In America, there is a tendency to try to pigeonhole every social and political issue neatly into the framework of liberal versus conservative. In reality, most of the burning issues our time are not really left vs. right.

Immigration is perhaps the prime example of an issue that does not fit the paradigm. Rather than a left-right issue, the real divide over immigration is the elite versus (for lack of a better term) average Americans. It’s not quite the 1 percent versus the 99 percent, but clearly there is a dramatic divide between how the denizens of the island of Manhattan, or the upscale Zip Codes in and around Washington, D.C., view immigration, and those who live in much of the rest of the country.

5111267506_97072a859d_oCase in point: At this moment Sen Bernie Sanders, a proud socialist from the land of Ben and Jerry, is raining all over Hillary Clinton’s coronation as the Democratic Party’s 2016 presidential nominee. Unlike most other prominent leftists, Sanders is not only the very antithesis of elitism, but delights in being a thorn in the side of the left-wing elite.
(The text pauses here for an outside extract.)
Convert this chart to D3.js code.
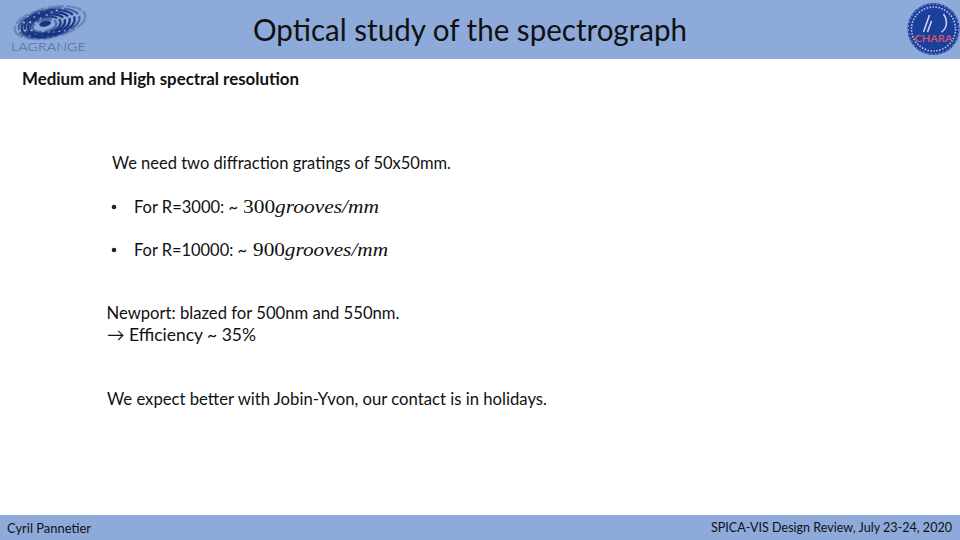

Despite his incongruous support for the 2013 Gang of Eight amnesty bill, Sanders clearly recognizes the damaging effect that mass immigration has on what he might describe as the proletariat.

More refreshing is that the July 1 murder of Kathryn Steinle at the hands of an illegal alien criminal who was turned loose by the elitists who rule San Francisco may have sparked some introspection by the elite themselves. By pretty much anyone’s definition, the editors of The Atlantic, would qualify as elite, as would most of the magazine’s readership.

In an unsigned column that appeared on July 29, “The Problem with Downplaying Immigrant Crime,” The Atlantic confronts, head-on, the elitist attitudes that resulted in Ms. Steinle’s killer being put back on the streets of San Francisco. “When American elites debate immigration, they mostly ignore [issues like crime], and instead debate its economic impact. But even the most favorable analysis concedes that the economic benefits of immigration to the native-born are exceedingly small: about 0.2 percent of GDP, in a computation frequently cited and endorsed by the Obama administration. In return for those relatively meager economic benefits, the United States shoulders many serious and severe social costs, including the crimes tallied by the GAO,” note the editors.

The consequences of the elitist policies favored by many of its readers, opine the editors, is that “American immigration policy has built a population that is younger, less educated, and poorer than it would otherwise have been. It has built this population at a time when young, less-educated people face narrower opportunities than young, less-educated people did two generations ago. The United States has become a society in which it’s harder for poor and less-educated newcomers to succeed, even as its immigration intake has tilted ever more sharply in favor of the poor and less-educated.” In other words, we have an immigration policy that ignores the interests of the vast majority of our citizens.

Bravo, Atlantic. Let’s hope it gives your readership something to think about.